- Problem details: Say how many lines include the word "this". Reply with nothing but the number.

- Provided data:

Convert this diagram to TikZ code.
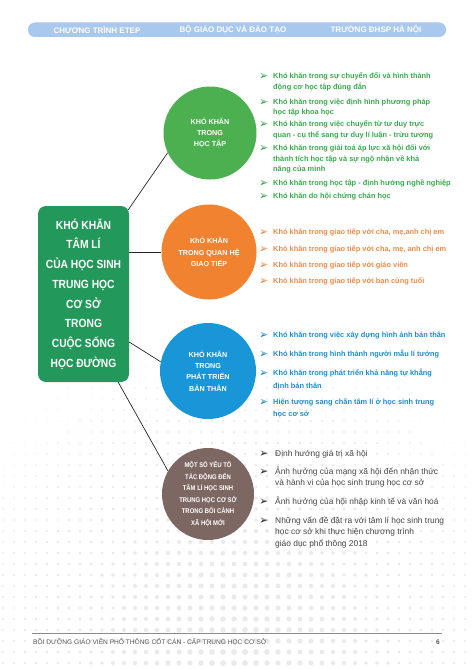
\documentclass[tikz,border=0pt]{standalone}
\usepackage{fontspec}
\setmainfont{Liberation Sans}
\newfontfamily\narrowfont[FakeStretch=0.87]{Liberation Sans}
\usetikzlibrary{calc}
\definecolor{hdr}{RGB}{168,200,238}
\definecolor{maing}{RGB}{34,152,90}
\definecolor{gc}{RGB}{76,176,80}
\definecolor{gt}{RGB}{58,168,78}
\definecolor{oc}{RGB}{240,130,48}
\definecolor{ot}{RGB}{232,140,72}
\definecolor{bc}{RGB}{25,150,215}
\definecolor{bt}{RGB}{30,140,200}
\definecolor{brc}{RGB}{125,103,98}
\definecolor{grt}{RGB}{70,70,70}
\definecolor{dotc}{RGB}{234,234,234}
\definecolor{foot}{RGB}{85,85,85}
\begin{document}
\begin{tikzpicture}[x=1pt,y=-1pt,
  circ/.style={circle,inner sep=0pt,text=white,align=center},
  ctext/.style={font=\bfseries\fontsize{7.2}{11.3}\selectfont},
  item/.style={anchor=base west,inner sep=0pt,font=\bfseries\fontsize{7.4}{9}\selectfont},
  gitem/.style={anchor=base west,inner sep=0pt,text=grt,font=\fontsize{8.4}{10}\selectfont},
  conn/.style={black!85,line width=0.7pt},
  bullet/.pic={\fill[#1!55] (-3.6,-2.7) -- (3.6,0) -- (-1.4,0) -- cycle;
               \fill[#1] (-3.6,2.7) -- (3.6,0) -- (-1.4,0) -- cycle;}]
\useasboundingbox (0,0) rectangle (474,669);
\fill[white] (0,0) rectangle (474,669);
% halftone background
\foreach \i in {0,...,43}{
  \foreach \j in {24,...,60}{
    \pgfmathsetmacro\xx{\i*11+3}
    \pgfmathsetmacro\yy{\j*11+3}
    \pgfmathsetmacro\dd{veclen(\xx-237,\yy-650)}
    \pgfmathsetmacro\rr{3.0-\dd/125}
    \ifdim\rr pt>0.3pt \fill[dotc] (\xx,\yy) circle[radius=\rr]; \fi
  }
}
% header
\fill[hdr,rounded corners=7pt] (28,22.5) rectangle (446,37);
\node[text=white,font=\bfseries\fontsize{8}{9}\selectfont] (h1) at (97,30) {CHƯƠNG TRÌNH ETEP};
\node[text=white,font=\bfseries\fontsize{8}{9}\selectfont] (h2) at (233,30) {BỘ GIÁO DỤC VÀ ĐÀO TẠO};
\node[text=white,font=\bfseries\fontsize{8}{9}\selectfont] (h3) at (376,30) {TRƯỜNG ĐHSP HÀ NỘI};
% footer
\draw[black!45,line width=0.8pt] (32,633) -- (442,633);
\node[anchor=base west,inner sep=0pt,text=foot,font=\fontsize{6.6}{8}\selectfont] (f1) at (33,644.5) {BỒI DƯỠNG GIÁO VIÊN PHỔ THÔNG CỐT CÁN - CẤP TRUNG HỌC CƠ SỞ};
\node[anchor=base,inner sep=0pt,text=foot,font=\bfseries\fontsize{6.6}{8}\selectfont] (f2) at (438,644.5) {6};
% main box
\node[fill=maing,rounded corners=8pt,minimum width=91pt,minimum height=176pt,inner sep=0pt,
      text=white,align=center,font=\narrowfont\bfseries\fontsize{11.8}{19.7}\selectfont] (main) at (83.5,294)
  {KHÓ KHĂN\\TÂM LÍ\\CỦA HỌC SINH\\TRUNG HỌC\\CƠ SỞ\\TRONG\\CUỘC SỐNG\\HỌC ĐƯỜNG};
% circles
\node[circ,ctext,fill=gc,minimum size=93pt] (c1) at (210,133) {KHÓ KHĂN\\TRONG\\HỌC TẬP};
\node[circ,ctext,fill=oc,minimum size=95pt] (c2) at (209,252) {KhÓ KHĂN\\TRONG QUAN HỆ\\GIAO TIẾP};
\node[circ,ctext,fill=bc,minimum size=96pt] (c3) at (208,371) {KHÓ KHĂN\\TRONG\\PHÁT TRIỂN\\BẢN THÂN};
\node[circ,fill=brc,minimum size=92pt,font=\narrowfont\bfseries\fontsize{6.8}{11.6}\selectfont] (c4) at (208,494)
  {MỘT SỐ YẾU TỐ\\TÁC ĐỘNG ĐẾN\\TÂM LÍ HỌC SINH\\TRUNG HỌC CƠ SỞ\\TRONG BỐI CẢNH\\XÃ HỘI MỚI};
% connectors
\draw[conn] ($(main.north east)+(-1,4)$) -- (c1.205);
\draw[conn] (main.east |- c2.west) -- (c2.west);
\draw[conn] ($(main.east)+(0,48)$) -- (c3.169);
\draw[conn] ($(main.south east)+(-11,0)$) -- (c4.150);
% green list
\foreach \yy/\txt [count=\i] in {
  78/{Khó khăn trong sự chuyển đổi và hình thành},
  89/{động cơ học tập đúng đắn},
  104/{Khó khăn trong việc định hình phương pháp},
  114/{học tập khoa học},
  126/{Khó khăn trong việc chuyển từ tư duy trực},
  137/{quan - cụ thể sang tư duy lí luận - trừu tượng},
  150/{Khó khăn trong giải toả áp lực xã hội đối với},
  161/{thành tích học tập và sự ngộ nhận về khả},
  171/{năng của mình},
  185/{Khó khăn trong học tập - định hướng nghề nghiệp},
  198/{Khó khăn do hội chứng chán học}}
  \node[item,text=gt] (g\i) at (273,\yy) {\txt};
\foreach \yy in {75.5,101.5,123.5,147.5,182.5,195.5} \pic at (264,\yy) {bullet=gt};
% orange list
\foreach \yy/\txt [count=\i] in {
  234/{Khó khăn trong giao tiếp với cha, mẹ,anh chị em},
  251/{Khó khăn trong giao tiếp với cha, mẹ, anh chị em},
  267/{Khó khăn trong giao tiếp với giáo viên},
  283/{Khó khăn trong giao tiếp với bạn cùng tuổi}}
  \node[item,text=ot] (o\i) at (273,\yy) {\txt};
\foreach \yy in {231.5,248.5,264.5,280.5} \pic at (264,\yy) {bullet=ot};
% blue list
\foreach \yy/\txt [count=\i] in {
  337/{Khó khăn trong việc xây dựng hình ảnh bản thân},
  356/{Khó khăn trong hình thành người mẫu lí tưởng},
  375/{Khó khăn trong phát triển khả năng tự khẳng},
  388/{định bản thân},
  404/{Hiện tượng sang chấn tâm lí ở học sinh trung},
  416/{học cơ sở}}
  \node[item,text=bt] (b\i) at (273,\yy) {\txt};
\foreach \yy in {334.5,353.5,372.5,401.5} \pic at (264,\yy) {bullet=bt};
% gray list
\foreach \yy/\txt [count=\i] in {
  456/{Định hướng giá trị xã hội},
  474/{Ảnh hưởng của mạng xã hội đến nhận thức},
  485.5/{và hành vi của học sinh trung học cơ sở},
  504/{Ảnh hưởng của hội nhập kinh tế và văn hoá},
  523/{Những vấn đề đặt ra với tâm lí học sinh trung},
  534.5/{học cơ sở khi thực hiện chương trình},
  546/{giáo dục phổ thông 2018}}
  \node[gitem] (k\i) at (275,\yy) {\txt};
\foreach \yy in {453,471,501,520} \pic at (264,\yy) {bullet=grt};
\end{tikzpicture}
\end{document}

...

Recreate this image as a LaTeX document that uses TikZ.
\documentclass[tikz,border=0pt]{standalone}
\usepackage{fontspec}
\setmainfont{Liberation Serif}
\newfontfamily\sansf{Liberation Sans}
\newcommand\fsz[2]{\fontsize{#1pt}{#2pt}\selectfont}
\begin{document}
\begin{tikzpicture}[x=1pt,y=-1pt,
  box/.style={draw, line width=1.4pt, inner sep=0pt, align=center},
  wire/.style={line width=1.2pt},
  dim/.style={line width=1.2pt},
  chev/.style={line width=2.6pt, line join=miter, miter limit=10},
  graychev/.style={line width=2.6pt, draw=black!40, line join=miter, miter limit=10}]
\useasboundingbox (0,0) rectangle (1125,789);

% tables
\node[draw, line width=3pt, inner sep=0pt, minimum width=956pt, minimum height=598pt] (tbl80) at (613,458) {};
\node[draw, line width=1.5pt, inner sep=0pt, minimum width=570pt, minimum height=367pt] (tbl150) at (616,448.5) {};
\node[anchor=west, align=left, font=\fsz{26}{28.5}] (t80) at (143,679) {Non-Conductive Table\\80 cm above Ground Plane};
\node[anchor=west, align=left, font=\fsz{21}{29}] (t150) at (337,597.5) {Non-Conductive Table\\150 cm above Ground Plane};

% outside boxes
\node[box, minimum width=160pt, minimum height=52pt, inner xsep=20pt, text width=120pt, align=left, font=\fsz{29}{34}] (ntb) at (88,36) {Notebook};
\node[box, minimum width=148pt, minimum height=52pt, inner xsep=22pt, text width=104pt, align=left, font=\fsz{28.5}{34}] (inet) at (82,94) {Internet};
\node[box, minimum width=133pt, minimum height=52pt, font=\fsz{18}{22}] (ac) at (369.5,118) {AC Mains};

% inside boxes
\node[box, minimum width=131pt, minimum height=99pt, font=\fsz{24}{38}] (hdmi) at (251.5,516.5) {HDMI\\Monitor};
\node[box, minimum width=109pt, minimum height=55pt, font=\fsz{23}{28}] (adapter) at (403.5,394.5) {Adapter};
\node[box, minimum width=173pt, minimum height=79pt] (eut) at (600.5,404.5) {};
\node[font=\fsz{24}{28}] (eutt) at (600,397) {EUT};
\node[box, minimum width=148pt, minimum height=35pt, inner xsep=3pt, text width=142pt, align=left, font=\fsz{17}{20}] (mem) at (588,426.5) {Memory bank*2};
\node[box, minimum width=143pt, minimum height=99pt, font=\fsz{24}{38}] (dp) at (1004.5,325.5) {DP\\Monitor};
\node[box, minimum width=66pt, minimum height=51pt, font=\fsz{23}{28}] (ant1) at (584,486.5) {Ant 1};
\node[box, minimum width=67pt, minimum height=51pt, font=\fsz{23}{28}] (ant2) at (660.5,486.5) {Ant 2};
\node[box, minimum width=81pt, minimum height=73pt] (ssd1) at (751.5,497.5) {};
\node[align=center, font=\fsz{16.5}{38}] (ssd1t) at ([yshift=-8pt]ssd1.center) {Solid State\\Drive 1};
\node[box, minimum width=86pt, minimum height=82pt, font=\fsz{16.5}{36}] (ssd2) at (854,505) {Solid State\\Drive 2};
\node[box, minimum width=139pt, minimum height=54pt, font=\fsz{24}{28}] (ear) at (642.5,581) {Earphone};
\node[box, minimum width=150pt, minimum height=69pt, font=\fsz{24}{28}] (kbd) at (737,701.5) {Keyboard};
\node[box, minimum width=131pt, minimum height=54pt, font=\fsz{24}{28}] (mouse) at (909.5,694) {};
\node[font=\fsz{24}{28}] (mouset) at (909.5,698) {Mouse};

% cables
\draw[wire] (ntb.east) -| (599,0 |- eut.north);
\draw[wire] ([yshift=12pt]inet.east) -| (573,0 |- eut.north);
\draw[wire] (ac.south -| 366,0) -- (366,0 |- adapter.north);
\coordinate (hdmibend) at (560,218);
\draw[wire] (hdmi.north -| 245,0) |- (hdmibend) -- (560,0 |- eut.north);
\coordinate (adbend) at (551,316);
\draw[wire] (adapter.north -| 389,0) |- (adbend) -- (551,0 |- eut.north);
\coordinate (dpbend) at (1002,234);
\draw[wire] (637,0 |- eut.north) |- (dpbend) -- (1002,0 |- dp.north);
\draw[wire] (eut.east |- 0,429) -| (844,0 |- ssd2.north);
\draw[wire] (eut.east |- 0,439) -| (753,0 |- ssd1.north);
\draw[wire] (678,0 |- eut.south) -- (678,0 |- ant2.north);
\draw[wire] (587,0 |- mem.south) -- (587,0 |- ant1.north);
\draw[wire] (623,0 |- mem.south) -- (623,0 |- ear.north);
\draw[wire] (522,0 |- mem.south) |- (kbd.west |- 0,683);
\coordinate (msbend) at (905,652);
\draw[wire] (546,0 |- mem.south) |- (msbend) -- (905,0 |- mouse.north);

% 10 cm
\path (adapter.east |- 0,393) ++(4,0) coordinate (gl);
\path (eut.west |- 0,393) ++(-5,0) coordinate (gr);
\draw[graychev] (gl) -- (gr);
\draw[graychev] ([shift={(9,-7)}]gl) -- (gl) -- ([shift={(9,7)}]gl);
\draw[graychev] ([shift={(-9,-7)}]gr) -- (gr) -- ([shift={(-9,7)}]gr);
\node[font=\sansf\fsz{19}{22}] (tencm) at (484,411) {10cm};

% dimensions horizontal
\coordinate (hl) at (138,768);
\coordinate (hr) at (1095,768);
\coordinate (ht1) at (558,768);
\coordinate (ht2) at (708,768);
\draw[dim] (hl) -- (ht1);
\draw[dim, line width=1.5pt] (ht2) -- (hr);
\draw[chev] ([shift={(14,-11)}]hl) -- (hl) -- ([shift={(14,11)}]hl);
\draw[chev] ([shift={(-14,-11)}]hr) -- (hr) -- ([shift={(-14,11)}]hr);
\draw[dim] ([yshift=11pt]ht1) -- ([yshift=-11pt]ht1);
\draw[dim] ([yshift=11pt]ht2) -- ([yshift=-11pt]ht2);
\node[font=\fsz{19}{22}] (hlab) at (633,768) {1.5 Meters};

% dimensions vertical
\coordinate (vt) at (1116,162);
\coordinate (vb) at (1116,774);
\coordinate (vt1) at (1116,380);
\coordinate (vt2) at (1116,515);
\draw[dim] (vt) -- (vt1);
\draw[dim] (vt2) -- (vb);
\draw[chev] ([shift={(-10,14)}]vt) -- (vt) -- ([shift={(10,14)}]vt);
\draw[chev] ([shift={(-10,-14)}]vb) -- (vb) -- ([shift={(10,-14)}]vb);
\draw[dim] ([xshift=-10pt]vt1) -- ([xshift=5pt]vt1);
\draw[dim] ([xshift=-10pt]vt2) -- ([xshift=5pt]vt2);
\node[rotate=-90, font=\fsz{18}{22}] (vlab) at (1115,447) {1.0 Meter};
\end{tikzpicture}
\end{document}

- Exercise answer: 2